Idiot thwarting goal: The financial backer I have yet to find. Talent and a good business sense are only part of the equation to make it in the music business - it takes money to market yourself, record a CD, and just survive while building a fan base.

Aug 3, 2009
Goal - Give birth to the fetus that has currently overstayed his womb reservation by four days.
Idiot - Said fetus, who apparently didn't listen to the doctor when she said 40 WEEKS was full term.
+7 Rank Up Rank Down
Aug 3, 2009
Goal: complete a software development project on time.

Idiots thwarting goal: Management that thinks outsourcing the development work to India will get it done faster and won't listen to me when I repeatedly ask them to take India out of the picture and let me do all of the development myself. It'll save money and time, while also resulting in better output.
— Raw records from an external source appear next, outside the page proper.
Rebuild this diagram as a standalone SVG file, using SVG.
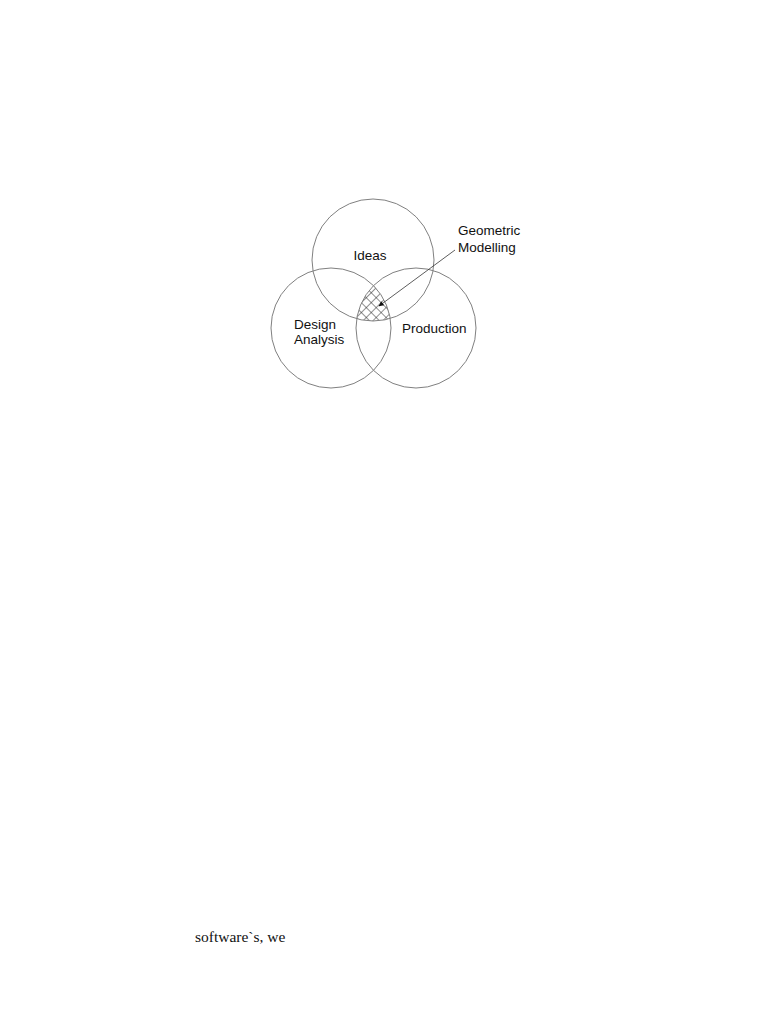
<svg xmlns="http://www.w3.org/2000/svg" width="768" height="1024" viewBox="0 0 768 1024">
<style>
.c{fill:none;stroke:#808080;stroke-width:1}
.t{font-family:"Liberation Sans",Arial,sans-serif;font-size:13.5px;fill:#111}
.s{font-family:"Liberation Serif","Times New Roman",serif;font-size:15.5px;fill:#111}
</style>
<defs>
<pattern id="hatch" width="7" height="7" patternUnits="userSpaceOnUse" patternTransform="rotate(45)">
<line x1="0" y1="0" x2="0" y2="7" stroke="#222" stroke-width="1"/>
<line x1="0" y1="0" x2="7" y2="0" stroke="#222" stroke-width="1"/>
</pattern>
<clipPath id="cA"><circle cx="331" cy="328" r="60"/></clipPath>
<clipPath id="cB"><circle cx="416" cy="328" r="60"/></clipPath>
<marker id="ah" viewBox="0 0 10 10" refX="9" refY="5" markerWidth="8" markerHeight="5" orient="auto" markerUnits="userSpaceOnUse">
<path d="M0,0 L10,5 L0,10 z" fill="#111"/>
</marker>
</defs>
<rect width="768" height="1024" fill="#fff"/>
<g id="hatch-region">
<g clip-path="url(#cA)"><g clip-path="url(#cB)"><circle cx="373" cy="260" r="61" fill="url(#hatch)"/></g></g>
</g>
<g id="ideas"><circle class="c" cx="373" cy="260" r="61"/><text class="t" x="370" y="260" text-anchor="middle">Ideas</text></g>
<g id="design-analysis"><circle class="c" cx="331" cy="328" r="60"/><text class="t" x="294" y="329">Design</text><text class="t" x="294" y="344">Analysis</text></g>
<g id="production"><circle class="c" cx="416" cy="328" r="60"/><text class="t" x="402" y="333">Production</text></g>
<g id="geometric-modelling"><text class="t" x="458" y="235">Geometric</text><text class="t" x="458" y="252">Modelling</text></g>
<g id="connectors"><line x1="455" y1="250" x2="379" y2="306" stroke="#333" stroke-width="0.8" marker-end="url(#ah)"/></g>
<text class="s" x="195" y="942">software`s, we</text>
</svg>
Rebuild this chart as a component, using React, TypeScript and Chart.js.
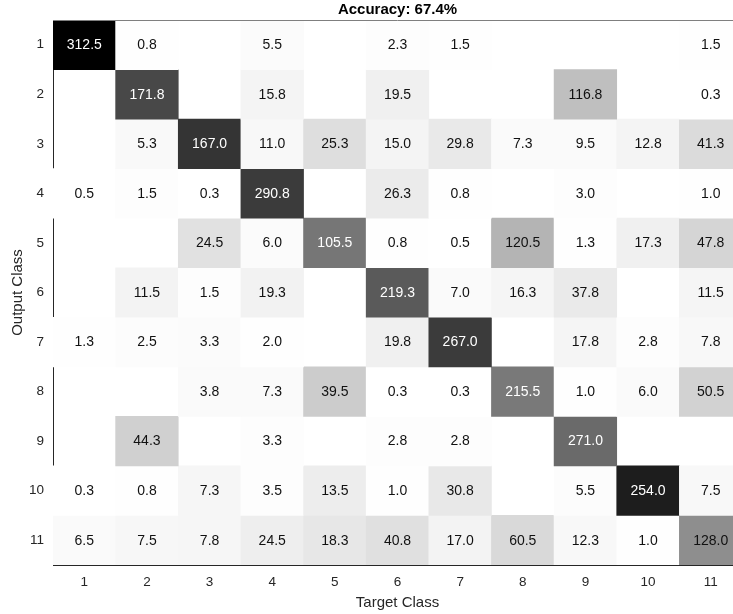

Nothing against India in particular, as I've met many talented developers from there, but the company we're using seems to specialize in botching everything possible and needing to have their hands held through every step of the way. That wouldn't be so bad, but project management didn't plan anyone's time to be spent doing the handholding, and they expect me to do that while still meeting my own objectives.

The U.S. liason to the Indian consulting company is a spin master who is best friends with our CEO, so giving him the boot poses several difficult issues.

My immediate supervisor gets it, but he's powerless to fix the problem. He and I are being thwarted by idiots from all other directions.